* _REQUIREMENTS_
Gather each line in the entries that includes the string "Output".

* _RECORDS TO USE_
————

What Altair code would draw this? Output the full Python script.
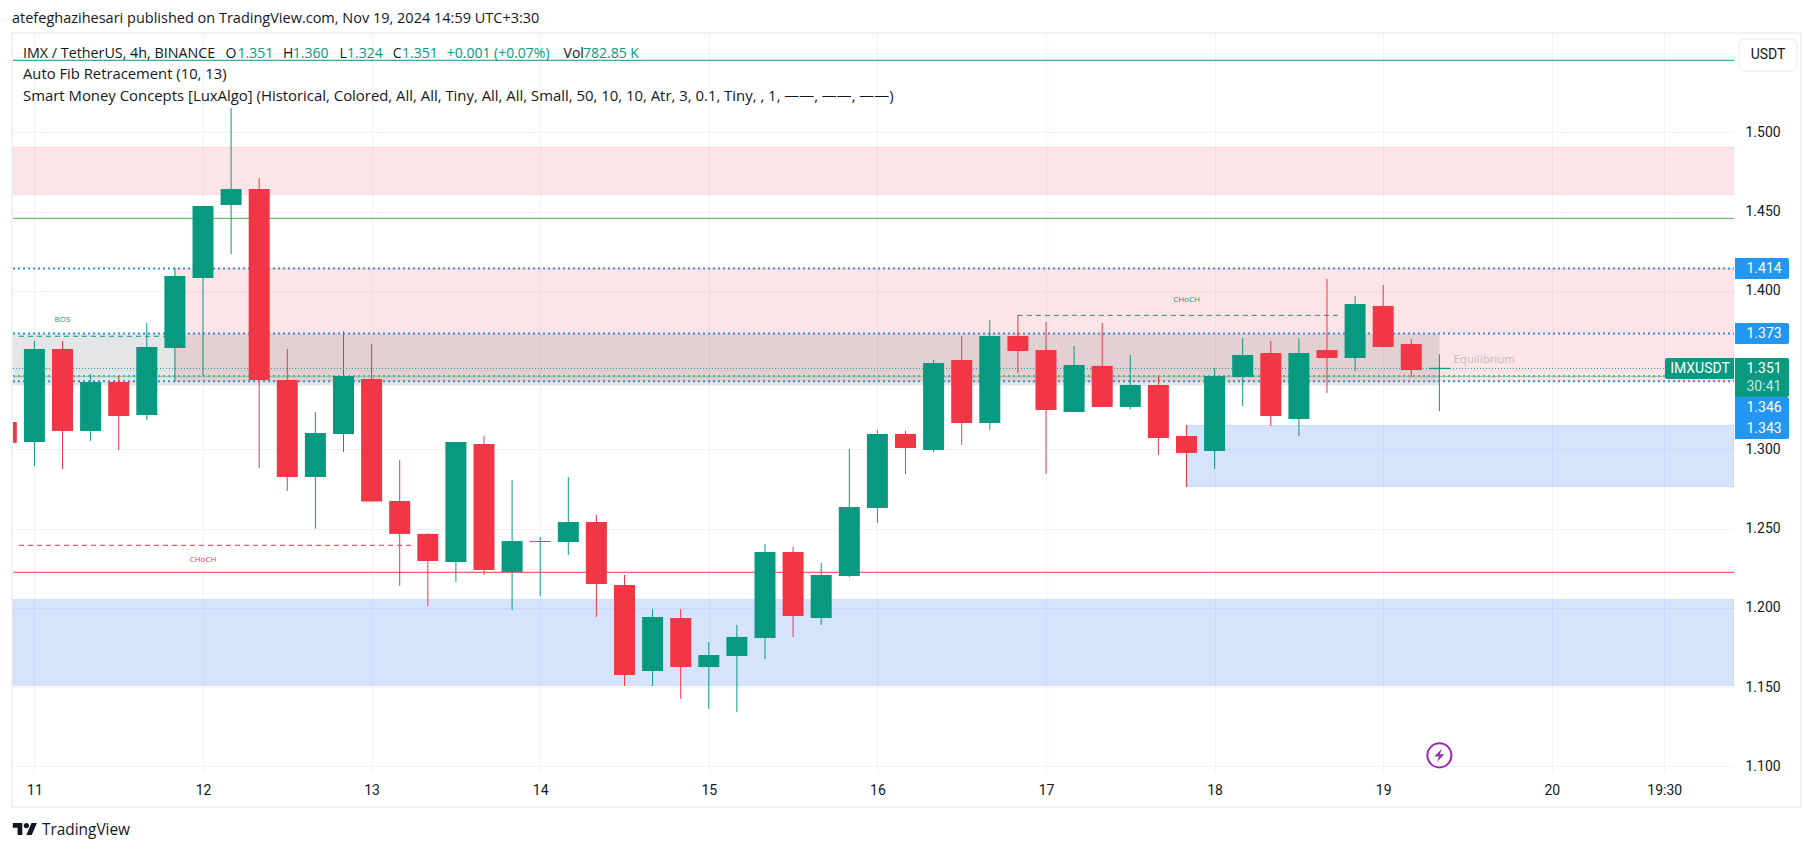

————

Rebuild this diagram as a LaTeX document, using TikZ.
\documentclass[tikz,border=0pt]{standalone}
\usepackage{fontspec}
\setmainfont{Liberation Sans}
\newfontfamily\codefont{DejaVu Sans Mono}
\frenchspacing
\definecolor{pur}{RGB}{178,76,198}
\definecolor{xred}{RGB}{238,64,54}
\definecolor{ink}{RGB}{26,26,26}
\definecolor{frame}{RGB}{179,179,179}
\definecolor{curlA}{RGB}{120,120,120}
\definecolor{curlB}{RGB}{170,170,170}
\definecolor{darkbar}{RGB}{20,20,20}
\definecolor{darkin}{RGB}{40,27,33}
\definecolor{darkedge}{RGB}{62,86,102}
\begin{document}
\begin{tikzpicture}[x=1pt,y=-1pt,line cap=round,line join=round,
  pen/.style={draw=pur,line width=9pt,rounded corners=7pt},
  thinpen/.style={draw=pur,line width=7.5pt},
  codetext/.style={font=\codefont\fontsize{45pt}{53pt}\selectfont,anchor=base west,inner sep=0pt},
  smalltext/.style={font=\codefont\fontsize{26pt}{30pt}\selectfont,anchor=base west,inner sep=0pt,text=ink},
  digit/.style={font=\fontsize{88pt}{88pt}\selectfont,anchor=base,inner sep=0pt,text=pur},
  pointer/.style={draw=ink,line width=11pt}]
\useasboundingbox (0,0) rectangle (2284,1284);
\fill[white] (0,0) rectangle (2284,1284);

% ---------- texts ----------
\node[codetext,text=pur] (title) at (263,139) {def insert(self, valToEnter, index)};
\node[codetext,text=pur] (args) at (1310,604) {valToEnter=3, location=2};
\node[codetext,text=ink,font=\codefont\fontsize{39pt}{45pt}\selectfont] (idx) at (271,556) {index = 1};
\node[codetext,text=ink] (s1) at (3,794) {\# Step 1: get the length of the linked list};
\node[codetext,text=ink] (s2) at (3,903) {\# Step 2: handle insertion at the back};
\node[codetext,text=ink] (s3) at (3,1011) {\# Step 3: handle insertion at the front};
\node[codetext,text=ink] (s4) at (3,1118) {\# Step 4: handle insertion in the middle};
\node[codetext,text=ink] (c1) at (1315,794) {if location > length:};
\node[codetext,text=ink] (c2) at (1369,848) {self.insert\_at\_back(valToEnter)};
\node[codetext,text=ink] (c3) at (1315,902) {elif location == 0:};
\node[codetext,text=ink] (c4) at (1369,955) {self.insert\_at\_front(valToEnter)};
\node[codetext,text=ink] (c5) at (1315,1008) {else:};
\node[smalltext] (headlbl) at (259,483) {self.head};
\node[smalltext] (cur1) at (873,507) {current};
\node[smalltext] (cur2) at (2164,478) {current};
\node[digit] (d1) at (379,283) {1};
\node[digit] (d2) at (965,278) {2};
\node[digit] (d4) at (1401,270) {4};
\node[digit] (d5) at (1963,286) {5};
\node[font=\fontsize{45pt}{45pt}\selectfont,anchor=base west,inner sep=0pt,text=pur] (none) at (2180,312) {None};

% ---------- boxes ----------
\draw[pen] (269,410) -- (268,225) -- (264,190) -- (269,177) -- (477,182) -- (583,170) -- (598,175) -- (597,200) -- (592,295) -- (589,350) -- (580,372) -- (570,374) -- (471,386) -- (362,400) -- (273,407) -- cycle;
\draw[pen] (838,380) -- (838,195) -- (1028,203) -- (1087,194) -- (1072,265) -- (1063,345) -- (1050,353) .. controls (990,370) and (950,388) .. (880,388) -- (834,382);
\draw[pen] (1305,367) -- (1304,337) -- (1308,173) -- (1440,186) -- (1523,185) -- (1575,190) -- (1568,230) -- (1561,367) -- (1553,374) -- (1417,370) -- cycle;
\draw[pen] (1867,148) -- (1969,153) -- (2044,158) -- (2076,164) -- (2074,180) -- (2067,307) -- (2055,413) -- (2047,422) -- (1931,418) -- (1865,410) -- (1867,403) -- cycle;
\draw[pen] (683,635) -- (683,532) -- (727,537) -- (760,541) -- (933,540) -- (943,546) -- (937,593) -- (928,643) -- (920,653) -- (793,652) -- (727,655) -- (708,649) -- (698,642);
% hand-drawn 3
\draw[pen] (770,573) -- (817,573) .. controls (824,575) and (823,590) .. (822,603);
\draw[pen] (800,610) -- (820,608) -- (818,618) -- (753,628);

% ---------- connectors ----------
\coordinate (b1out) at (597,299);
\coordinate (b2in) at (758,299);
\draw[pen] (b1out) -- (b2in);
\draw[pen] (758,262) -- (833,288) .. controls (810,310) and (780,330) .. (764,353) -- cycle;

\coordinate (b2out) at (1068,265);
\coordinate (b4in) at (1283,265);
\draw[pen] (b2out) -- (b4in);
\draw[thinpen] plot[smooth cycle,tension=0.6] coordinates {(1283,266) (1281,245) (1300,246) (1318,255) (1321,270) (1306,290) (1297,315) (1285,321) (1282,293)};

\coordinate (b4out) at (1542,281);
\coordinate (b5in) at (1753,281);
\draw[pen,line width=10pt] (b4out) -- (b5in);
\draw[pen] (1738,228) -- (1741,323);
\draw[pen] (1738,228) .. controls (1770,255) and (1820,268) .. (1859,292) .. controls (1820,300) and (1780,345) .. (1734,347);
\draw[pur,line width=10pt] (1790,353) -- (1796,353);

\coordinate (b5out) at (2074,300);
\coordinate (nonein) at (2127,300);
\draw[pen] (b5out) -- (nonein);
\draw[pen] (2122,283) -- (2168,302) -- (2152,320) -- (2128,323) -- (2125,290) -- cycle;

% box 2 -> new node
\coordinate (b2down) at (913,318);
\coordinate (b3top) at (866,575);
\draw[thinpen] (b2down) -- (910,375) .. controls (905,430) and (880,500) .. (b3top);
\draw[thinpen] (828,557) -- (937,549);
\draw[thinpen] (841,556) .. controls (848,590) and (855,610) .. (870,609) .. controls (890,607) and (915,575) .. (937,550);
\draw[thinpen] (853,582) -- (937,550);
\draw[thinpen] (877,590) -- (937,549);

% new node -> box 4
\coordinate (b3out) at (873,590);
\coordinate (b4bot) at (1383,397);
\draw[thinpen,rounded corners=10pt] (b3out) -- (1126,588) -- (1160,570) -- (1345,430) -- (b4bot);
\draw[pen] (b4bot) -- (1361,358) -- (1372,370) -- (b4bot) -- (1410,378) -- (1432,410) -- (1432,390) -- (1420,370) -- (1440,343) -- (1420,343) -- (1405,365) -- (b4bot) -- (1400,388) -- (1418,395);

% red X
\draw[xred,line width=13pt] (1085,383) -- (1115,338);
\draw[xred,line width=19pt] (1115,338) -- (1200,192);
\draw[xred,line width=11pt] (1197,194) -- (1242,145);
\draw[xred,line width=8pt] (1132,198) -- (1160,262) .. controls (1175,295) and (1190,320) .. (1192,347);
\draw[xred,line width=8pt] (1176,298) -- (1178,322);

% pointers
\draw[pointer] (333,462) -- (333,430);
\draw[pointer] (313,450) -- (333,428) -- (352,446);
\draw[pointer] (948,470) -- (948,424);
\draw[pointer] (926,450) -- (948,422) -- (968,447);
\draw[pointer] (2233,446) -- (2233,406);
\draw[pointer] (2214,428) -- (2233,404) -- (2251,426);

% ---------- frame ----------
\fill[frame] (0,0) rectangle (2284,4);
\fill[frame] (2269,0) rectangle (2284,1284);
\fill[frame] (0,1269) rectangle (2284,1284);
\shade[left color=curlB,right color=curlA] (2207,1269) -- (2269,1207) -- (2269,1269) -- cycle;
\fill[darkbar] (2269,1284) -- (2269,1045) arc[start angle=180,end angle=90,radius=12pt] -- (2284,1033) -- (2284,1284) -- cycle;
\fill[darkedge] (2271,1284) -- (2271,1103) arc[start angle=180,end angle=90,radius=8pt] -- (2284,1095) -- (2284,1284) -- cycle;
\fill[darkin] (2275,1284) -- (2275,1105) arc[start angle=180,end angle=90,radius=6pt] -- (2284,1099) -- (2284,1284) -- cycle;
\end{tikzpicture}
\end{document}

————

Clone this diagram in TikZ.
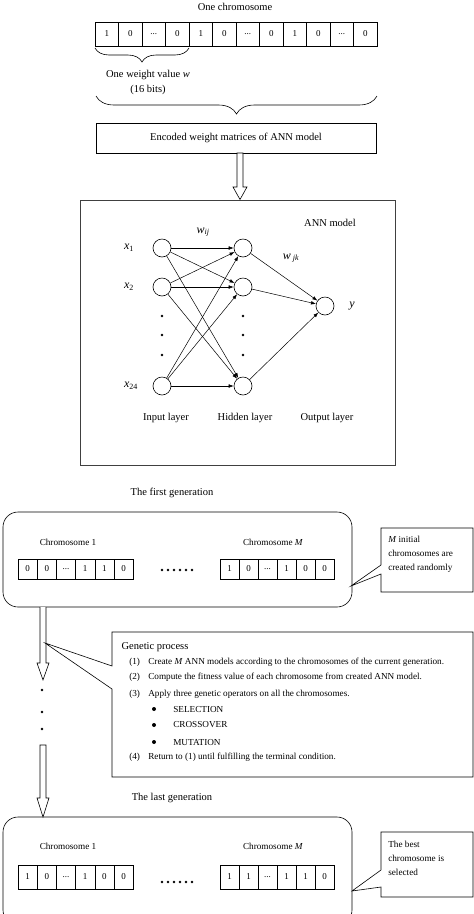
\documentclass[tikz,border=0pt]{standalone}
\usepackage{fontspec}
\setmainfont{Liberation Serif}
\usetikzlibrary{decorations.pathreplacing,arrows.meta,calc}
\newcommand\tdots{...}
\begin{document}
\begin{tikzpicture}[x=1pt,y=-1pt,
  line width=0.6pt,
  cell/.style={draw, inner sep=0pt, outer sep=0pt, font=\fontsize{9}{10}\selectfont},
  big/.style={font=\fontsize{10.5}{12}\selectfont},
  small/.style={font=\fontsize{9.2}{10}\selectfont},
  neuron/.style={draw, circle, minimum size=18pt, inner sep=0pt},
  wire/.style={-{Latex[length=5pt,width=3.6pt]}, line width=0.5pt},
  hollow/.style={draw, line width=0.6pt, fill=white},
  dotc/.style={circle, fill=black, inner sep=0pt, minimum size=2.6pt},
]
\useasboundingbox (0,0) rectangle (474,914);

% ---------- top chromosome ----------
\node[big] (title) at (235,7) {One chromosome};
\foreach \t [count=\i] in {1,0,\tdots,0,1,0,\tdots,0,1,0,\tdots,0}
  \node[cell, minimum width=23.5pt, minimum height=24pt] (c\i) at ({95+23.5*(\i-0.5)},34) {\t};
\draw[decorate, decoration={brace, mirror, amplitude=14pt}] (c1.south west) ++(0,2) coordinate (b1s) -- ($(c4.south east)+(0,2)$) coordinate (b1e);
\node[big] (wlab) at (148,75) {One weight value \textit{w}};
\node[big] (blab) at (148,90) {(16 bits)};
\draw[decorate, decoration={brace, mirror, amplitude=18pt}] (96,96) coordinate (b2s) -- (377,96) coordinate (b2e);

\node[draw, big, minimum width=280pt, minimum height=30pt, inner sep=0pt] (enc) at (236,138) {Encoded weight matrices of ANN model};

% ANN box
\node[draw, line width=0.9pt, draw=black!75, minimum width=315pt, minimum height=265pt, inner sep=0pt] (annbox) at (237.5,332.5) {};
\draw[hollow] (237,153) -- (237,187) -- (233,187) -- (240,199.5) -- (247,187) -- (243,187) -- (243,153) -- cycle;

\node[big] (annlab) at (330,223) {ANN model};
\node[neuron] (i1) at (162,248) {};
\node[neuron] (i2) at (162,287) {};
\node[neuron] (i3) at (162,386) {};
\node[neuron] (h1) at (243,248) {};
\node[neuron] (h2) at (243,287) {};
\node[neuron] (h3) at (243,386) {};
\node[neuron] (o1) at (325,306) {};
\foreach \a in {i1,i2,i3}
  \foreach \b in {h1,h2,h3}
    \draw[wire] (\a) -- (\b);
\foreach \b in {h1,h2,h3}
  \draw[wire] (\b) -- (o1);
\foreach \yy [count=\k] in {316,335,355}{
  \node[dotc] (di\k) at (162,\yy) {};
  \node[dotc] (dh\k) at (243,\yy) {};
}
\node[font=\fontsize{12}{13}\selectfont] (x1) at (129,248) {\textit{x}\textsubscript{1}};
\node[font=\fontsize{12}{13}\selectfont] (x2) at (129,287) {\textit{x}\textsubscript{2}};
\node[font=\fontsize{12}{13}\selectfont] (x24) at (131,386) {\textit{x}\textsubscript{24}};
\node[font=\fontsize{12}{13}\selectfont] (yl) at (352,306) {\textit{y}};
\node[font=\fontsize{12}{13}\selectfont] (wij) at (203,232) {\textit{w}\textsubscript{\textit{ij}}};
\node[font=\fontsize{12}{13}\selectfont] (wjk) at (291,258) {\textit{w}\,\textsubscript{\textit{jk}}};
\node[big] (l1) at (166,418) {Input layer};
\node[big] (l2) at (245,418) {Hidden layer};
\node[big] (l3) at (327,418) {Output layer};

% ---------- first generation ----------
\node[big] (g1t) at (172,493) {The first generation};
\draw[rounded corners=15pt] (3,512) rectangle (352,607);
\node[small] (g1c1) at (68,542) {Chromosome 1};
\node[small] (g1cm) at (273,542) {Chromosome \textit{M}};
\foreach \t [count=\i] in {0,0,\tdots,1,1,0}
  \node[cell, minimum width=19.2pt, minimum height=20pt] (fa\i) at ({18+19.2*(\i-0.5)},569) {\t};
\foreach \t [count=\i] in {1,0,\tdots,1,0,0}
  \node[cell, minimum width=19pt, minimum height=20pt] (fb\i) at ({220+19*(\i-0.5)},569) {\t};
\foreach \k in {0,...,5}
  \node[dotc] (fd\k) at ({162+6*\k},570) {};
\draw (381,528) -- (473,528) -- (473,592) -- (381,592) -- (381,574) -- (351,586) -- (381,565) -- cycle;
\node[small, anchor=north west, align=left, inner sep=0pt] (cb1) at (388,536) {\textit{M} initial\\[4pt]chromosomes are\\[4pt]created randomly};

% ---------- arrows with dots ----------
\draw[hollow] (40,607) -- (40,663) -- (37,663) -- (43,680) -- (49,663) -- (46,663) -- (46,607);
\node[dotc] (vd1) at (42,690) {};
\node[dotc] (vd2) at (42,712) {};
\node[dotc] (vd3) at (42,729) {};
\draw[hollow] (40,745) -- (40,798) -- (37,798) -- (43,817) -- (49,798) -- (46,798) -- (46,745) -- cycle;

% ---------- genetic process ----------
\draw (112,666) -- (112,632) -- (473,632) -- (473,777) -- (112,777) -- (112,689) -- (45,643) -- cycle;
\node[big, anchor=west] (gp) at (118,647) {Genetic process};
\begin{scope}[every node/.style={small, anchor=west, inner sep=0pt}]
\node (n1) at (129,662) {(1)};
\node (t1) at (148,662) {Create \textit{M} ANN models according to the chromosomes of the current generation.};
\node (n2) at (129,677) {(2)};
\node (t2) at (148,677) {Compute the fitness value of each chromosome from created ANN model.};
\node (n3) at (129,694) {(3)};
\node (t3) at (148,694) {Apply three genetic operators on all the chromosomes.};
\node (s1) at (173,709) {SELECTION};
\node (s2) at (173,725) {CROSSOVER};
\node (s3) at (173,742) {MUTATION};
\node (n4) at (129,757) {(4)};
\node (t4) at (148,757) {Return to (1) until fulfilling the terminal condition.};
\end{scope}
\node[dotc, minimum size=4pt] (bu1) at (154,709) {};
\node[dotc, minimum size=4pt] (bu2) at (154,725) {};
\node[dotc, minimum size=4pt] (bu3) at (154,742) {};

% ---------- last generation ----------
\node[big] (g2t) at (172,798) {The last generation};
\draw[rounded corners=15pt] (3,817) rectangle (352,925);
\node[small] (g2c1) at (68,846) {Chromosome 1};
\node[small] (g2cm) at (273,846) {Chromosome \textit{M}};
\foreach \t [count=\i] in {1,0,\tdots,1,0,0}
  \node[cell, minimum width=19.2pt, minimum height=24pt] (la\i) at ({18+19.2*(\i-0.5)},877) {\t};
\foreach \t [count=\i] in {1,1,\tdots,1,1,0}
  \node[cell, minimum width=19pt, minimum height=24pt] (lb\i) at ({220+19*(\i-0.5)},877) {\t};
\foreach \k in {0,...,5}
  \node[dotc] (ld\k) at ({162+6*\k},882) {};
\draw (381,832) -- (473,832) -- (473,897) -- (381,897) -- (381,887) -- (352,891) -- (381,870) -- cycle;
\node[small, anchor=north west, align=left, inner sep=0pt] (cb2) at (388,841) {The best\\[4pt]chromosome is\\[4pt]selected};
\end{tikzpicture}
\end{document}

————

* _SOLUTION FOR THIS PROBLEM_
What Altair code would draw this? Output the full Python script.
\node[big] (l3) at (327,418) {Output layer};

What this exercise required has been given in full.